▸ **Records to use**:
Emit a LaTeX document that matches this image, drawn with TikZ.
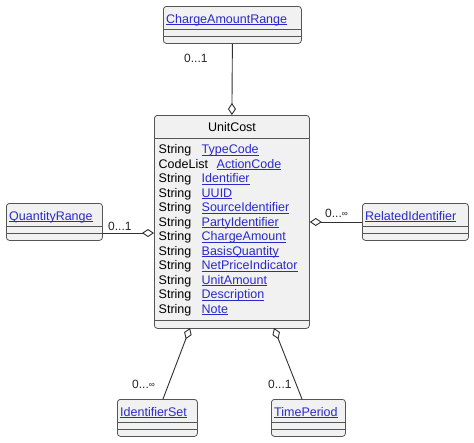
---
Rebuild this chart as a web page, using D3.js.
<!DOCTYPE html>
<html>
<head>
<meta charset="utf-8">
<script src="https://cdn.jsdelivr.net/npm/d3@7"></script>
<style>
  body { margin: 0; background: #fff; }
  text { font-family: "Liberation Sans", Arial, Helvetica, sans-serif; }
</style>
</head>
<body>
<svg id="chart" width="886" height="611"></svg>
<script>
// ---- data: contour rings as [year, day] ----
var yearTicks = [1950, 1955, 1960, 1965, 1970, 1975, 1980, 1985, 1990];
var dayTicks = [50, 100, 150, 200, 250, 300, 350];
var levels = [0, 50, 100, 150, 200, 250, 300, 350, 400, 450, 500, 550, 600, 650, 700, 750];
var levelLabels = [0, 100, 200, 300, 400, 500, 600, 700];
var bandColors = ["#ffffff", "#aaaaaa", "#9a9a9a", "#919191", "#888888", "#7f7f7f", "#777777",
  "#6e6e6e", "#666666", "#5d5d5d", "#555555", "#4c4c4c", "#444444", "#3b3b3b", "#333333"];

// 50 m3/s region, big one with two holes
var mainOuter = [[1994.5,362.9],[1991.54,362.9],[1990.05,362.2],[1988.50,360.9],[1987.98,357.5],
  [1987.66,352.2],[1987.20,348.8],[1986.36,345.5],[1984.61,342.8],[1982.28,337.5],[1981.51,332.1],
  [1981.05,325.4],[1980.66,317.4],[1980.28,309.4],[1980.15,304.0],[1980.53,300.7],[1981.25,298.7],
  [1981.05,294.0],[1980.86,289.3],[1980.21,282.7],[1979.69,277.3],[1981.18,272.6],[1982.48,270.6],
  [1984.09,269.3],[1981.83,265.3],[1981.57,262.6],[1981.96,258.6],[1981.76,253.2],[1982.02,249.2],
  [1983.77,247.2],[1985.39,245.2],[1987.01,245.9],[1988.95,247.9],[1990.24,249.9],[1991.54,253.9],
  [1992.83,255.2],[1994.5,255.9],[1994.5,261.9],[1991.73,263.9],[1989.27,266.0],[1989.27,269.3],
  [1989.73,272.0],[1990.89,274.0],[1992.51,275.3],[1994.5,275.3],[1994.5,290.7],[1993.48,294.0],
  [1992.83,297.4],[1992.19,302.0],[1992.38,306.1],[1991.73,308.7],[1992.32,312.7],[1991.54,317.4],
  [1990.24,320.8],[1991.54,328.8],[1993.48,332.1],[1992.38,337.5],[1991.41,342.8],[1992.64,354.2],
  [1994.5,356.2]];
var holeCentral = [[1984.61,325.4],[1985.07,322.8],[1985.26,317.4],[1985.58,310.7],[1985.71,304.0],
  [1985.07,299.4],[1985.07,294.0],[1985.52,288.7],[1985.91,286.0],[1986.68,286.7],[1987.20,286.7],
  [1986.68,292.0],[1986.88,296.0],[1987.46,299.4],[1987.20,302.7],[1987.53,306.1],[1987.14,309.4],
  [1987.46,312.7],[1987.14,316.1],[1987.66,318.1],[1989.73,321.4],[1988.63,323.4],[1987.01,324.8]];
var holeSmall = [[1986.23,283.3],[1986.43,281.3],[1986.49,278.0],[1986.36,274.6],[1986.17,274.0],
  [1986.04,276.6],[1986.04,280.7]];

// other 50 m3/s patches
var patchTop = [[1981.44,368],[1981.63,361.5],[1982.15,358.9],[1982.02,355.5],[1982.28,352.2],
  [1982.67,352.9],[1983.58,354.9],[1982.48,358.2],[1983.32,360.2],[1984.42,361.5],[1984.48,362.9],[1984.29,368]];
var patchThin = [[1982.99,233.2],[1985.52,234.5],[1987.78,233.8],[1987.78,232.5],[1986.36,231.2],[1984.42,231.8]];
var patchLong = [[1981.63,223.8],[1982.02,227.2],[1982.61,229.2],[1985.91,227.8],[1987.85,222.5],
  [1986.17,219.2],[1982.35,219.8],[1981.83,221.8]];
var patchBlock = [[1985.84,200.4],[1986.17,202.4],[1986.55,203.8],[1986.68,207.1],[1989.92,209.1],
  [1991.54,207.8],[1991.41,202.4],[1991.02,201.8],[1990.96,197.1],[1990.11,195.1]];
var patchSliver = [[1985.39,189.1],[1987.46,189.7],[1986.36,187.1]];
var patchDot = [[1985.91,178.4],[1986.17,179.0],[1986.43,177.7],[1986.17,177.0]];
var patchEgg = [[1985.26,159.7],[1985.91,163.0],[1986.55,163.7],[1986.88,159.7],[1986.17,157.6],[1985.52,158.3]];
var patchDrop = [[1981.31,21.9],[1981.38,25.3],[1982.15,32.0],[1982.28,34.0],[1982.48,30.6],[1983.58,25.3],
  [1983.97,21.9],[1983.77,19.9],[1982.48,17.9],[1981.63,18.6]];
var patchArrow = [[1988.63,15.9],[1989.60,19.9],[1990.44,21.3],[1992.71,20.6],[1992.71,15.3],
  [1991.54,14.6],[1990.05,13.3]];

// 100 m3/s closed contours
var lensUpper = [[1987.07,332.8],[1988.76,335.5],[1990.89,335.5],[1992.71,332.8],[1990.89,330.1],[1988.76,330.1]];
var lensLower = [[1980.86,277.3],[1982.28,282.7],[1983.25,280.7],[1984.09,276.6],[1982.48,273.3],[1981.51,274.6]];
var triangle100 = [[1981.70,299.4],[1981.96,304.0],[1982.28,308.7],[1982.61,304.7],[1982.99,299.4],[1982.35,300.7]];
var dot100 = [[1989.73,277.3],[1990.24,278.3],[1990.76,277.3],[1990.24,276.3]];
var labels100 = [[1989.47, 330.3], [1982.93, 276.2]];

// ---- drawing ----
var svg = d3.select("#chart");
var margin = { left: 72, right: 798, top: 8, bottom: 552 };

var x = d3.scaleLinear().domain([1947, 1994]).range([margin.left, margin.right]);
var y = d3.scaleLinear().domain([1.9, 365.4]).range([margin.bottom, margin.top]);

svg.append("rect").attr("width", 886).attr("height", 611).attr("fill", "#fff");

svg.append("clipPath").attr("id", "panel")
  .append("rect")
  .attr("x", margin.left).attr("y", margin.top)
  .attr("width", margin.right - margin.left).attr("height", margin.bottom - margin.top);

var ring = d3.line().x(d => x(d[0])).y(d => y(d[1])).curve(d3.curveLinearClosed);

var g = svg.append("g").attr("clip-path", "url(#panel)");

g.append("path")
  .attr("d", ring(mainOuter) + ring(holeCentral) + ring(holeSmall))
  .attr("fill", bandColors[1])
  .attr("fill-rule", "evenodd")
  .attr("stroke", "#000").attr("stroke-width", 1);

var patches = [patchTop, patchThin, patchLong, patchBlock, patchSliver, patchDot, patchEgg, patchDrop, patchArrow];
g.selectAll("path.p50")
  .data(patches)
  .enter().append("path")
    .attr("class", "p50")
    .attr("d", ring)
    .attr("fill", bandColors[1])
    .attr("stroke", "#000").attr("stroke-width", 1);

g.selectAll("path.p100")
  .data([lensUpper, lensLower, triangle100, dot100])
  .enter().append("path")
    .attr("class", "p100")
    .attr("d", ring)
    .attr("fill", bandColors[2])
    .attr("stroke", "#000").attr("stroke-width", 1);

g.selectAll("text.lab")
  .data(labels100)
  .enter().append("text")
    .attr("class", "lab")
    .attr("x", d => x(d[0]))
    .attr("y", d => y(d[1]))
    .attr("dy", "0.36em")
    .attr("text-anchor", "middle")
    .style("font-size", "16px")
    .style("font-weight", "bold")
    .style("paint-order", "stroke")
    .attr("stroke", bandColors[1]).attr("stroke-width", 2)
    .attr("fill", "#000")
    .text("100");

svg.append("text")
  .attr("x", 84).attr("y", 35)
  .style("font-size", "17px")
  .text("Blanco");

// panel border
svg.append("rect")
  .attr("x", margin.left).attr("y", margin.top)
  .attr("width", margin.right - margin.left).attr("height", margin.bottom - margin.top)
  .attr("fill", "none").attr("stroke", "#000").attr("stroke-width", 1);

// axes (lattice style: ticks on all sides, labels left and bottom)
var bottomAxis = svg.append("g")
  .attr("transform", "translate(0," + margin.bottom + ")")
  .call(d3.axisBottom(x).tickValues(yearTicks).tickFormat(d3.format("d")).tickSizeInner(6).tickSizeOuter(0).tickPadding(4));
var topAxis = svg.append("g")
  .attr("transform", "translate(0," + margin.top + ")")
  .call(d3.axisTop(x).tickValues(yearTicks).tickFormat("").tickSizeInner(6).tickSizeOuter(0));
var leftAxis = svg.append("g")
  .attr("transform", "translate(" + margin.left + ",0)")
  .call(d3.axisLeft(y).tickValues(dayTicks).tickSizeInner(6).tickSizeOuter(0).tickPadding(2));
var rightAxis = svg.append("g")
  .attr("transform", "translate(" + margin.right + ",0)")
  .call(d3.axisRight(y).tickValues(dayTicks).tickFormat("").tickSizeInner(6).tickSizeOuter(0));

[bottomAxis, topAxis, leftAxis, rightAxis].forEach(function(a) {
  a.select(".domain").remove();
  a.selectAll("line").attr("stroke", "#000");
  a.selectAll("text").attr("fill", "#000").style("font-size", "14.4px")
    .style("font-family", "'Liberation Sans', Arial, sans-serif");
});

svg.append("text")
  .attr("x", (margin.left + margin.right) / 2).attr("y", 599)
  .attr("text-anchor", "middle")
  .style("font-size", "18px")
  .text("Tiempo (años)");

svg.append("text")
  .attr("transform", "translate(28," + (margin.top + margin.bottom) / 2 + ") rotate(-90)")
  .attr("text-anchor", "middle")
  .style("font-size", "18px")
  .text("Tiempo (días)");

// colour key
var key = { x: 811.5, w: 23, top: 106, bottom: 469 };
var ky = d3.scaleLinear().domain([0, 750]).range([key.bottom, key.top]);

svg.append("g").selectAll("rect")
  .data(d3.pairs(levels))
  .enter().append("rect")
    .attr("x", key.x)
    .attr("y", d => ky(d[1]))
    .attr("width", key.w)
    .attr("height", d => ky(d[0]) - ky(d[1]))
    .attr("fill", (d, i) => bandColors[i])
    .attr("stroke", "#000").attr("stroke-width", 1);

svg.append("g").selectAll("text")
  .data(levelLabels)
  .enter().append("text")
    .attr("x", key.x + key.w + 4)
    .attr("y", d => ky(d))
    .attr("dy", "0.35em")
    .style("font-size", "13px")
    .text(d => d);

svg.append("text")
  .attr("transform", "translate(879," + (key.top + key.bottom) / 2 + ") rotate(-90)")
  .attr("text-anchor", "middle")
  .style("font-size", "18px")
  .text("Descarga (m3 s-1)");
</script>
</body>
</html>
==
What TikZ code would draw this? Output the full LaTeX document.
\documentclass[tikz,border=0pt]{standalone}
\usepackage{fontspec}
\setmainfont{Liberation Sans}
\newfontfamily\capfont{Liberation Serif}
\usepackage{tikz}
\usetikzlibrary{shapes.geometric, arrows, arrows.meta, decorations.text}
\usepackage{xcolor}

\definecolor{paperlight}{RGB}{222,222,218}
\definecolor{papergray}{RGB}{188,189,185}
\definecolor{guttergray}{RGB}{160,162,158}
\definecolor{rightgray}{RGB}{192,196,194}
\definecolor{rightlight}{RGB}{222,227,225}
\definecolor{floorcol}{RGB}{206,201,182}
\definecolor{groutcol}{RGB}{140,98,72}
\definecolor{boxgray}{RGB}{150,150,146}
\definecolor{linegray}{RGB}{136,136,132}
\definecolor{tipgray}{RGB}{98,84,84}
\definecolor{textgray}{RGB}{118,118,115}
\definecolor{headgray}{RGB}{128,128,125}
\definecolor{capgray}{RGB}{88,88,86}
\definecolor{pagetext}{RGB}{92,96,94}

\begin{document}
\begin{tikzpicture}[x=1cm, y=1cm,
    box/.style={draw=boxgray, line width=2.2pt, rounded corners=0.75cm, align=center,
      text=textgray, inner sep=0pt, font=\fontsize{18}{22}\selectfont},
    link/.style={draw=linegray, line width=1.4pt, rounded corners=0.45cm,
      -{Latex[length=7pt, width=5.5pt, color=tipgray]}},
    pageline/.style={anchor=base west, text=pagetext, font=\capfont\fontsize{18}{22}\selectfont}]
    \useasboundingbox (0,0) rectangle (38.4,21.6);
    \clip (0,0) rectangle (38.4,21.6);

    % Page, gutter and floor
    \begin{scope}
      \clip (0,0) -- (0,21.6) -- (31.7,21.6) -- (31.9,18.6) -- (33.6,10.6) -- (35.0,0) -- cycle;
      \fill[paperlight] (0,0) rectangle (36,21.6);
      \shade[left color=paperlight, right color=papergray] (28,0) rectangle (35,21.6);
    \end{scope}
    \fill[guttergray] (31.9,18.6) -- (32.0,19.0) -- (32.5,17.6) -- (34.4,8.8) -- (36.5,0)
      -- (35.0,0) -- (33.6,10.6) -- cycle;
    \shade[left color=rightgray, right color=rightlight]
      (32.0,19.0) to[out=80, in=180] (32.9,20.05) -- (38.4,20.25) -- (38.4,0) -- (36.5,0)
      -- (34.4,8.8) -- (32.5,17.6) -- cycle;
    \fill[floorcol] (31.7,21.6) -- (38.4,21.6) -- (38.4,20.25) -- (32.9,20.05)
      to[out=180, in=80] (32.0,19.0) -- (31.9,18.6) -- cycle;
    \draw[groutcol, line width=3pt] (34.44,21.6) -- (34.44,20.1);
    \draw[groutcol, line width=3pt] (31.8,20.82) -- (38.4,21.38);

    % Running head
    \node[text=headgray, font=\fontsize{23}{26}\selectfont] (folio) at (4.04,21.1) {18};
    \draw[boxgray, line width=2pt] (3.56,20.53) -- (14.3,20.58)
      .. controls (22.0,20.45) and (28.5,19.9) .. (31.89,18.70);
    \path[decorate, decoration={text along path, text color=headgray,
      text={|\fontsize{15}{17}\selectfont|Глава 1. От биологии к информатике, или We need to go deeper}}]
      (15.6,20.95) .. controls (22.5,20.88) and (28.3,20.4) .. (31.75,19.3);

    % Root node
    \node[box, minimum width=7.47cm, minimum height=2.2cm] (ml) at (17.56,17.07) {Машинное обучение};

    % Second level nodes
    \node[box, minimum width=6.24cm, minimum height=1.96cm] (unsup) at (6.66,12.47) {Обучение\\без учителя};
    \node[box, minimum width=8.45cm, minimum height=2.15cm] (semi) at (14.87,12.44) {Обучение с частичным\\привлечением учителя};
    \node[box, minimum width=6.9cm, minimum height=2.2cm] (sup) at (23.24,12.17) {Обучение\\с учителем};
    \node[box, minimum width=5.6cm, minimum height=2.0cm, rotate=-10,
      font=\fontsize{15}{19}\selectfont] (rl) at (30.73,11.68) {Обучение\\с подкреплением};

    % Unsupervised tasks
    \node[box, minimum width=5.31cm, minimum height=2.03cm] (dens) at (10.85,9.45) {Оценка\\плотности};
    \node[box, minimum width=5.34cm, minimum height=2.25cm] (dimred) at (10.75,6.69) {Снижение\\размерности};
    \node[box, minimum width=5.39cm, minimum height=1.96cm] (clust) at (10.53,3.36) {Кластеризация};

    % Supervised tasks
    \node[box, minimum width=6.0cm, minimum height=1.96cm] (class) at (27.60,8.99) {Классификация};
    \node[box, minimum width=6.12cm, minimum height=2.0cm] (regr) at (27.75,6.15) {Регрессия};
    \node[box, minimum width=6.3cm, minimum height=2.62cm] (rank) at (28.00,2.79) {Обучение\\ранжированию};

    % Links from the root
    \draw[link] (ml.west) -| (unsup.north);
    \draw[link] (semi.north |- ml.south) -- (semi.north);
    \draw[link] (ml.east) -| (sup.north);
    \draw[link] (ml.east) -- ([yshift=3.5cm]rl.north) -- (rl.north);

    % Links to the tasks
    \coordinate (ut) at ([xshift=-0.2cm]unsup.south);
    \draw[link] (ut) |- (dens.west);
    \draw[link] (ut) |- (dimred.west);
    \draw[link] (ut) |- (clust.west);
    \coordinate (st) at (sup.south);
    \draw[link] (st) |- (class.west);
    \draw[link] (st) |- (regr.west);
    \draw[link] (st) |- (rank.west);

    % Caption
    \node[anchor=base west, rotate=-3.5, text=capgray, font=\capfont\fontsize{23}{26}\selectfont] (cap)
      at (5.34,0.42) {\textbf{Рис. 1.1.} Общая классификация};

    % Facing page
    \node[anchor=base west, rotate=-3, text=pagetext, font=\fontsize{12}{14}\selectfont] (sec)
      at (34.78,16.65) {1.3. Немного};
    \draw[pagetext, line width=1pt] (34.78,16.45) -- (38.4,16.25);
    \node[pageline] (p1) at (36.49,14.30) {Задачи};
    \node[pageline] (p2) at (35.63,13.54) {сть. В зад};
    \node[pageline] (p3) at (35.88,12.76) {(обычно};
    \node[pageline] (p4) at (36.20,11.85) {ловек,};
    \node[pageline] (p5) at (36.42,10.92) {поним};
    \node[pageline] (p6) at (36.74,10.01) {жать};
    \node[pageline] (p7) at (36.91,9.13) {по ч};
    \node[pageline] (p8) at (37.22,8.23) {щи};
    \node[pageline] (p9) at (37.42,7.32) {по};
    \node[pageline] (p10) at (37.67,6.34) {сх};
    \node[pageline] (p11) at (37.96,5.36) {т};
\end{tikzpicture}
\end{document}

▸ **Work instructions**: Select every line where the word "this" occurs.

▸ **The solution**:
Emit a LaTeX document that matches this image, drawn with TikZ.
Rebuild this chart as a web page, using D3.js.
What TikZ code would draw this? Output the full LaTeX document.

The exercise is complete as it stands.